Description
Object description
whole: the design contains an image within another image, one directly in the centre of the other. Text, in white, is
incorporated into the inner image. Text in white, red and blue is also integrated into the outer image, at the bottom. The outer image is
surrounded by a white border, which contains black text in the bottom right edge.
image: the inner image shows a brick wall upon which is a bright projection of a modern school building. The building is white and glass-
fronted, the two classrooms full of children at their desks. The sky behind it is blue. This inner image is set into the bomb-damaged shell
of a school with a map of Britain on the wall to the left and a dark, cloudy sky above.
text: YOUR BRITAIN
FIGHT FOR IT NOW
A school in Cambridgeshire where village children are learning to grow up in healthful surroundings.

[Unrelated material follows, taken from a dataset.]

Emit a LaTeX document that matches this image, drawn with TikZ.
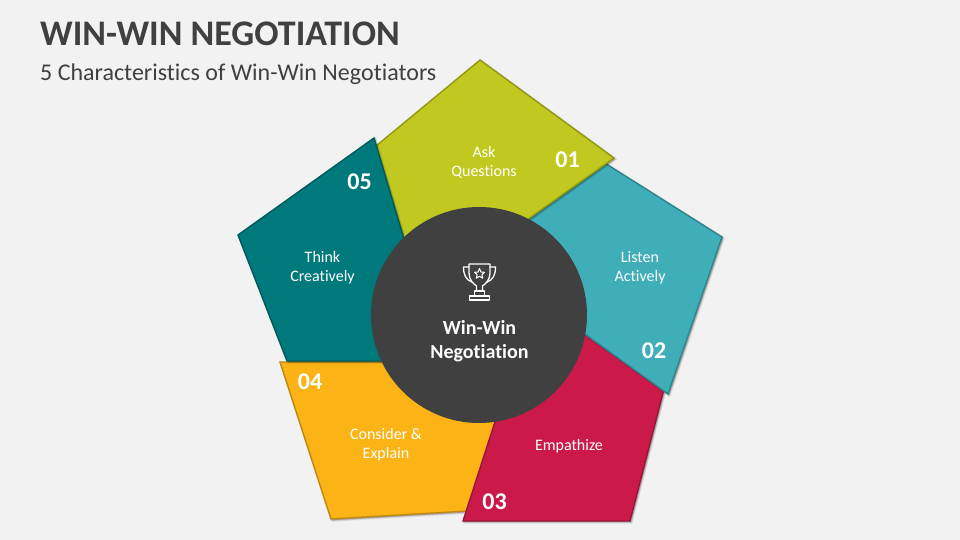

This building is characteristic of the
best developments in welfare and education.
Physical description
Single sheet, printed on one side only.
PR2 69
Label
Along with two other similar posters on rehousing and health, this was designed by Games to be issued to the forces
through the Army Bureau of Current Affairs. The image is a startling vision of a future world set in the reality of a bomb damaged
country. The openness of the new architecture both plays with the open, roofless setting of the old classroom and with its former dark
traditional state. This vision of a future urban Britain in which present evils would be righted, contrasts strongly with Frank Newbould's
more traditional vision of an idyllic, pastoral, almost historical Britain in his posters for the same series.
Games worked for the War Office between 1941 and 1946, producing over 100 poster designs. His wartime work was outstanding, displaying
superb technical mastery. He controlled every element of the design to serve the message, a message in which he strongly believed. In 1948
he wrote in 'Art and Industry', 'I felt strongly that the high purpose of the wartime posters was mainly responsible for their excellence'.
Impington Village College building was designed by Walter Gropius and Maxwell Fry in the 1930s to bring the best of modern international
design to serve the community. Gropius had been the first head of the German Bauhaus Institute before being driven out by Hitler. The
building embodied the principles of Bauhaus design; a simplicity of design and materials and unity of form and function.